▶ [Brief]: Check every line of the entries for "this", and copy the lines that hold it.

▶ [Entries provided]:

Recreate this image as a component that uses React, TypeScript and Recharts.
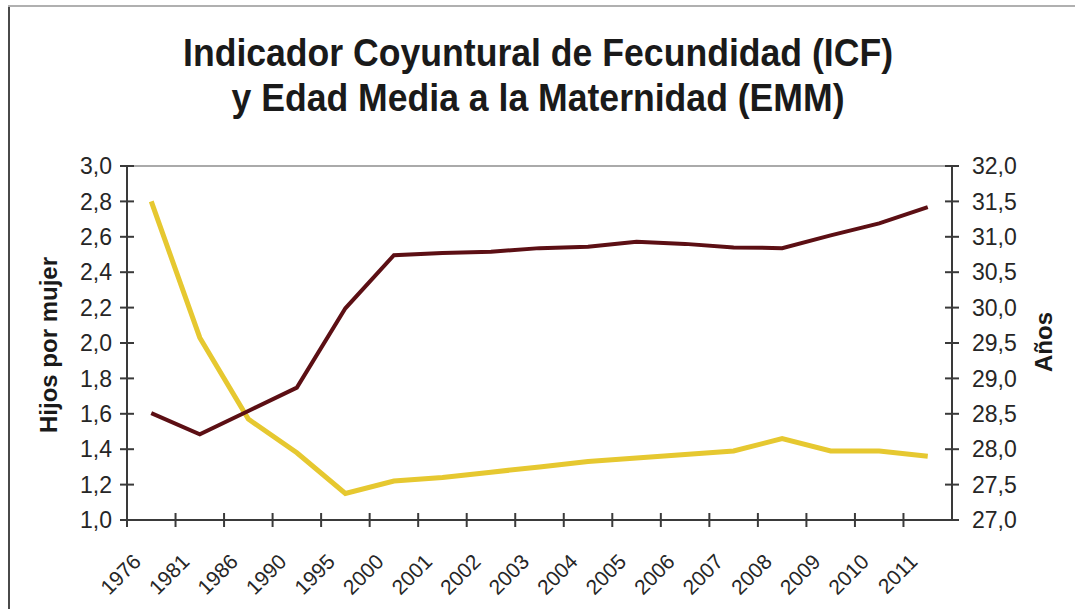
--
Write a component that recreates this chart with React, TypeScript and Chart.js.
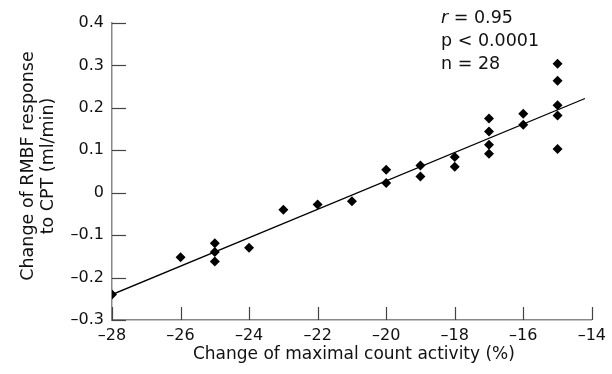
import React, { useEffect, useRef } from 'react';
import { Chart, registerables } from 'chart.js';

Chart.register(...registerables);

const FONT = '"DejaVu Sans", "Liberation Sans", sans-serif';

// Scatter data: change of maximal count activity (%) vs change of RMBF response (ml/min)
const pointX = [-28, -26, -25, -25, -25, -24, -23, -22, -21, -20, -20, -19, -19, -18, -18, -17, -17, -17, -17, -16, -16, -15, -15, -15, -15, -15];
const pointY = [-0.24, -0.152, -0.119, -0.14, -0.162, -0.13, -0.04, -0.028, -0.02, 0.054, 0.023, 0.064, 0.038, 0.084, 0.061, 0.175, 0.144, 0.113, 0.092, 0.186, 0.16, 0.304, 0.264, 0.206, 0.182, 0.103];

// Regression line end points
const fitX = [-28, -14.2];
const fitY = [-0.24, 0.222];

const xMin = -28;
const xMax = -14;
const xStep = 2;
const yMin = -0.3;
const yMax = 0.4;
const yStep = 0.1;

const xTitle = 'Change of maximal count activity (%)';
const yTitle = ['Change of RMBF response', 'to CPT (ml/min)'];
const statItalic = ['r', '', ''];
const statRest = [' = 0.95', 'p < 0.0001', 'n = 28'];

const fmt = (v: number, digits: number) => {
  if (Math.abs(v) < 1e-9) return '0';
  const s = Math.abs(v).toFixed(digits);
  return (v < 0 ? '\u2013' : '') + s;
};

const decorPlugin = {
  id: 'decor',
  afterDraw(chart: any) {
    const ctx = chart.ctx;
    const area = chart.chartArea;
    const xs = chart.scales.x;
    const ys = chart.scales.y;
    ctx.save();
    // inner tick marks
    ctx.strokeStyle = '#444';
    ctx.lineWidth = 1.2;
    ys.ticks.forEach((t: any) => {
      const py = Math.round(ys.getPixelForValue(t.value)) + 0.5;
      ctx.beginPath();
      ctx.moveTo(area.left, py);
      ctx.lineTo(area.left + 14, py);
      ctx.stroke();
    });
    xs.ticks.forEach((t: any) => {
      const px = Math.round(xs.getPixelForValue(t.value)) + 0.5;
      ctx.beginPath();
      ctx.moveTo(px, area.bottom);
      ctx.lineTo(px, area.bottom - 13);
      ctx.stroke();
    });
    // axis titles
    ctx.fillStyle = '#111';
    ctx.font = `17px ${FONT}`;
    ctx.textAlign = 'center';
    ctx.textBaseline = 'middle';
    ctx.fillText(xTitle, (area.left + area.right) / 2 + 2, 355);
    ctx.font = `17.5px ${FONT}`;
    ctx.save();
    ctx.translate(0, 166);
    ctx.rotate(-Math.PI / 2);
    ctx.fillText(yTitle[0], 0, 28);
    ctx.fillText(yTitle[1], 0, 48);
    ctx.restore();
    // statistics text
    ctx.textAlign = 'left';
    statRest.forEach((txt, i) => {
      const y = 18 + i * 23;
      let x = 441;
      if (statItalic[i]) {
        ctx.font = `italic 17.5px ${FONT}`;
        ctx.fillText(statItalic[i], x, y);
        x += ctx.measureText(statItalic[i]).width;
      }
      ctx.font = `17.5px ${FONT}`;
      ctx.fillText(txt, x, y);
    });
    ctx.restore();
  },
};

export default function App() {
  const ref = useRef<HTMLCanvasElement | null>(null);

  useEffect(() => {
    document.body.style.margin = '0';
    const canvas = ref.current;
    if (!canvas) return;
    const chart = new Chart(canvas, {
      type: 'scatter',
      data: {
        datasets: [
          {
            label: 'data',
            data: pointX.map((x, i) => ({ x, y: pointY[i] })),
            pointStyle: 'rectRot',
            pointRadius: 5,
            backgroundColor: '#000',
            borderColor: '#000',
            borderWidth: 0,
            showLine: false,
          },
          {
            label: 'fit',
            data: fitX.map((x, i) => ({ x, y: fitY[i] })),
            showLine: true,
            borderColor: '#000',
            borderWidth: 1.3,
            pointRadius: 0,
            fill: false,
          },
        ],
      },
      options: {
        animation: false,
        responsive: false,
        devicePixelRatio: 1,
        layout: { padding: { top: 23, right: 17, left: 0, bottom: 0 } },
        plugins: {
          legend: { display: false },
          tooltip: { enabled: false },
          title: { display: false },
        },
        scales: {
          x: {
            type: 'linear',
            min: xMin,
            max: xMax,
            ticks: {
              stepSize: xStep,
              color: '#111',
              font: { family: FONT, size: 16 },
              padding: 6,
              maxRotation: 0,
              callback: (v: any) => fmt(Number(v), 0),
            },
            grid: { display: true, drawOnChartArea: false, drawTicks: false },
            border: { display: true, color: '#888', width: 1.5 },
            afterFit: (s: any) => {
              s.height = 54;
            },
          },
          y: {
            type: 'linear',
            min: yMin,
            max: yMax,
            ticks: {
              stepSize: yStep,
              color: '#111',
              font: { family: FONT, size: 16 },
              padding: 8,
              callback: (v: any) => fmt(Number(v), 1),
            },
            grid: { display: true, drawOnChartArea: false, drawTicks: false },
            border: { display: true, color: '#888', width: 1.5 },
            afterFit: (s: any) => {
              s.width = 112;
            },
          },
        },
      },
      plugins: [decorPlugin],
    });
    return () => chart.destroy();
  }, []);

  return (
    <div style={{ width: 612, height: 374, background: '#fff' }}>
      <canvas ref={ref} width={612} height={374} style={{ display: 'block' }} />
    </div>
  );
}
==
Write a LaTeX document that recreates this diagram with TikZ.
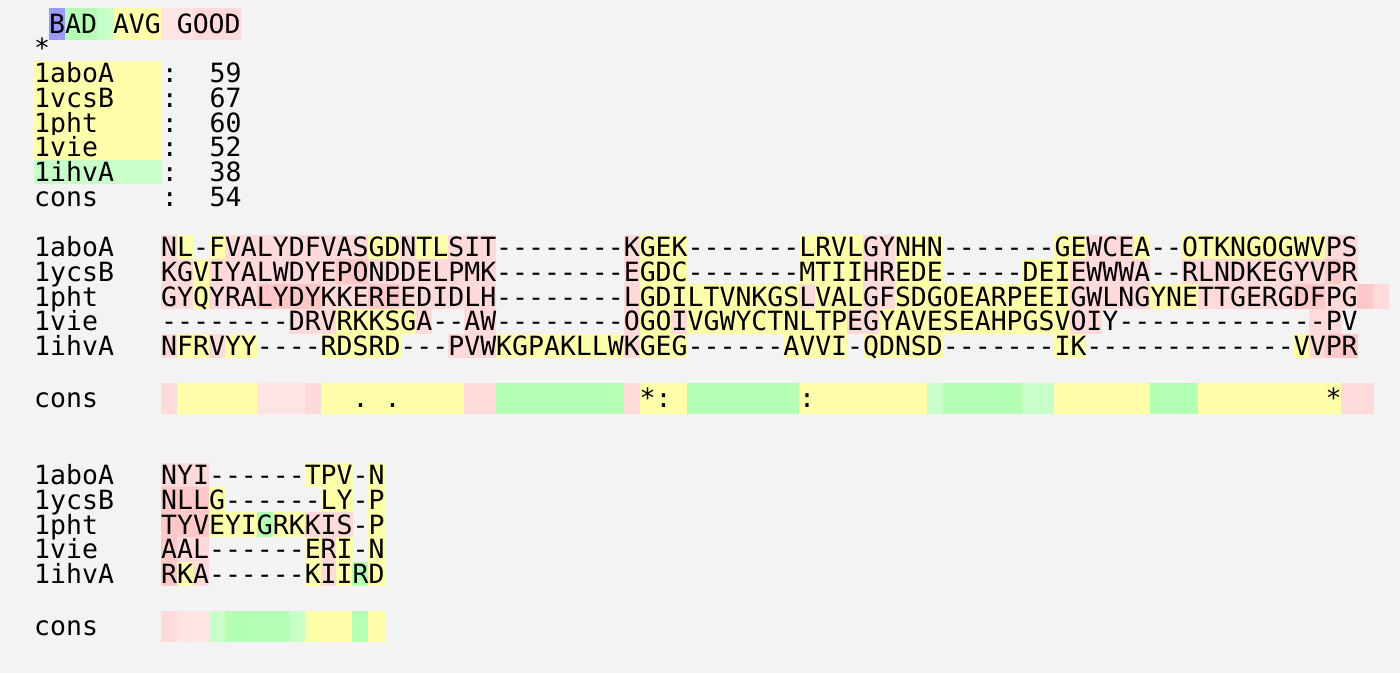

▶ [Solution]:
Recreate this image as a component that uses React, TypeScript and Recharts.
Write a component that recreates this chart with React, TypeScript and Chart.js.
Write a LaTeX document that recreates this diagram with TikZ.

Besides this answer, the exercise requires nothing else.